> EXERCISE AIM
Write the lines out again, from the top of the material to the line containing "TEXT_TEAL = '#1db39c'", pictures excluded.

> COLLECTED DATA
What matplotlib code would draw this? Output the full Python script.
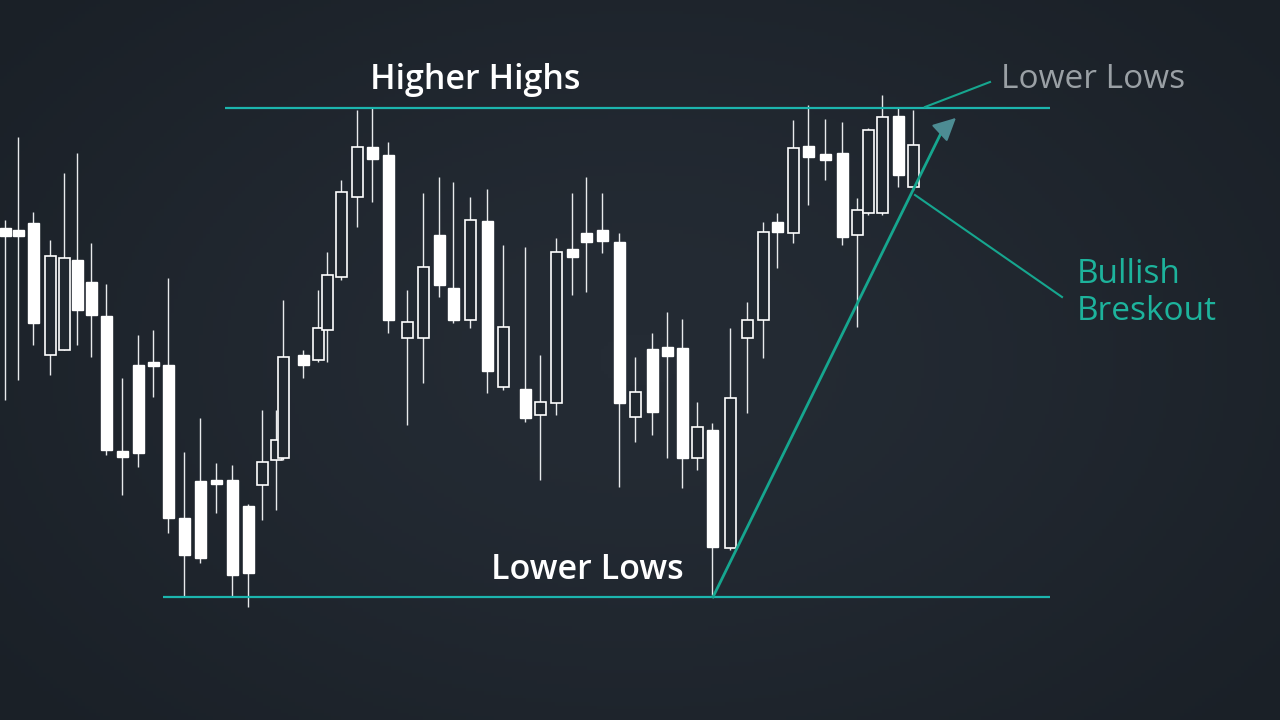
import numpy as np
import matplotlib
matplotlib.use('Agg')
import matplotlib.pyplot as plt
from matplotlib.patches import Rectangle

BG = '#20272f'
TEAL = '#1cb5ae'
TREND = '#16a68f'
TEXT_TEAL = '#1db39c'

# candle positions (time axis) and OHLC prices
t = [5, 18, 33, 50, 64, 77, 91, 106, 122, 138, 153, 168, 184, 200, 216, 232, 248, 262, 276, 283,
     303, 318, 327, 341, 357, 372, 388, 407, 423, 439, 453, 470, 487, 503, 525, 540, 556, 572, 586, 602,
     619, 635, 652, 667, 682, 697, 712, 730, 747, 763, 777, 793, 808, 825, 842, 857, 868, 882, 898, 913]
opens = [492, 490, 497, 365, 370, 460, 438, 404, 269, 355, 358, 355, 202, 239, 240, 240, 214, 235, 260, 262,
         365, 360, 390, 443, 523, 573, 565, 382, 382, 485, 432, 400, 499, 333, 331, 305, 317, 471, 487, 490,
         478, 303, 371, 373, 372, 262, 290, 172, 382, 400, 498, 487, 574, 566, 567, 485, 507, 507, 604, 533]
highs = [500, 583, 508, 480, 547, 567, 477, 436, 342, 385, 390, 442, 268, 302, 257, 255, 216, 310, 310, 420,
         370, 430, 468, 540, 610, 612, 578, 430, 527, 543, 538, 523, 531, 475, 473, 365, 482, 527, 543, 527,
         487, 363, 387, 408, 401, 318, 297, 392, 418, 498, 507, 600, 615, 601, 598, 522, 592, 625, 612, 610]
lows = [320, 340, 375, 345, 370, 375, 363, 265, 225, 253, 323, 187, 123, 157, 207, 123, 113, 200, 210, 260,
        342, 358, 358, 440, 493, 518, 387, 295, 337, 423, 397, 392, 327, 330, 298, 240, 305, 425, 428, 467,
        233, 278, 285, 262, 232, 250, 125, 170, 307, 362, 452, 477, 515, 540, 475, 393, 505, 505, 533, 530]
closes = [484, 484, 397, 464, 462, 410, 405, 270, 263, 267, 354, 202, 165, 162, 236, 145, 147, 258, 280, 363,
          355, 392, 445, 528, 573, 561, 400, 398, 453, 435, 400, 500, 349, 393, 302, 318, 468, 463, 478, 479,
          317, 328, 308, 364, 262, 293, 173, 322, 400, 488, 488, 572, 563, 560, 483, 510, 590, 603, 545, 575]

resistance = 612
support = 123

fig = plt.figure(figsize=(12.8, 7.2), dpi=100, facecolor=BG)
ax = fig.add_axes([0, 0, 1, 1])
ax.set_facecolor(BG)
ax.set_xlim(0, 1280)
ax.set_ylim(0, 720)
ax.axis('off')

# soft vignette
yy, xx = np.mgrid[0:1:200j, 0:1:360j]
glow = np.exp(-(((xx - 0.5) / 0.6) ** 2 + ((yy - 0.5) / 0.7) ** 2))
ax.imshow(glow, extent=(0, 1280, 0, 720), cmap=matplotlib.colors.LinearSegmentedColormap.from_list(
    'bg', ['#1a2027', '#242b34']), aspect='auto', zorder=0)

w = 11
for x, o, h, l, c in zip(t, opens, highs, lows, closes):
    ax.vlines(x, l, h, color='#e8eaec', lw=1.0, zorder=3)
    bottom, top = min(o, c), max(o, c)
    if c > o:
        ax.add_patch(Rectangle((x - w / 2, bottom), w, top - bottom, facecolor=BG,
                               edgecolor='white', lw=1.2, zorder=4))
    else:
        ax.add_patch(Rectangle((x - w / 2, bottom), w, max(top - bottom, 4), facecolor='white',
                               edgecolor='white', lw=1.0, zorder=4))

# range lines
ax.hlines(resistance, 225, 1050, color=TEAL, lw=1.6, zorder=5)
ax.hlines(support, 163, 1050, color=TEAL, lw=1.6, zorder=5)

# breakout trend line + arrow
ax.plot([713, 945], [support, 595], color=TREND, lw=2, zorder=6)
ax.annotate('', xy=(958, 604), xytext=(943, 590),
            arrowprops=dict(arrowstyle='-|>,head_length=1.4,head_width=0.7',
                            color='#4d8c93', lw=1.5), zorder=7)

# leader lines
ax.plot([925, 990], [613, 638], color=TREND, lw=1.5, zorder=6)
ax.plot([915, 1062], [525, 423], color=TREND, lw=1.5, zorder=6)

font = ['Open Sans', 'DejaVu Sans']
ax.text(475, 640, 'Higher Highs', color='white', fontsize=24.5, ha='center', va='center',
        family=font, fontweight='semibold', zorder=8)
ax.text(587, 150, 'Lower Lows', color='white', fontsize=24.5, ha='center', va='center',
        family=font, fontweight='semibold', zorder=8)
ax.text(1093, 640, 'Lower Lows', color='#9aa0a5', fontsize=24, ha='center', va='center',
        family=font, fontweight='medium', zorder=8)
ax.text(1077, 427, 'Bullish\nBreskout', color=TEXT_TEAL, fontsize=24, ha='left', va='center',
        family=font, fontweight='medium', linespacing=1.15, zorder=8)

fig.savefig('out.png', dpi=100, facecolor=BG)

> RIGHT ANSWER
What matplotlib code would draw this? Output the full Python script.
import numpy as np
import matplotlib
matplotlib.use('Agg')
import matplotlib.pyplot as plt
from matplotlib.patches import Rectangle

BG = '#20272f'
TEAL = '#1cb5ae'
TREND = '#16a68f'
TEXT_TEAL = '#1db39c'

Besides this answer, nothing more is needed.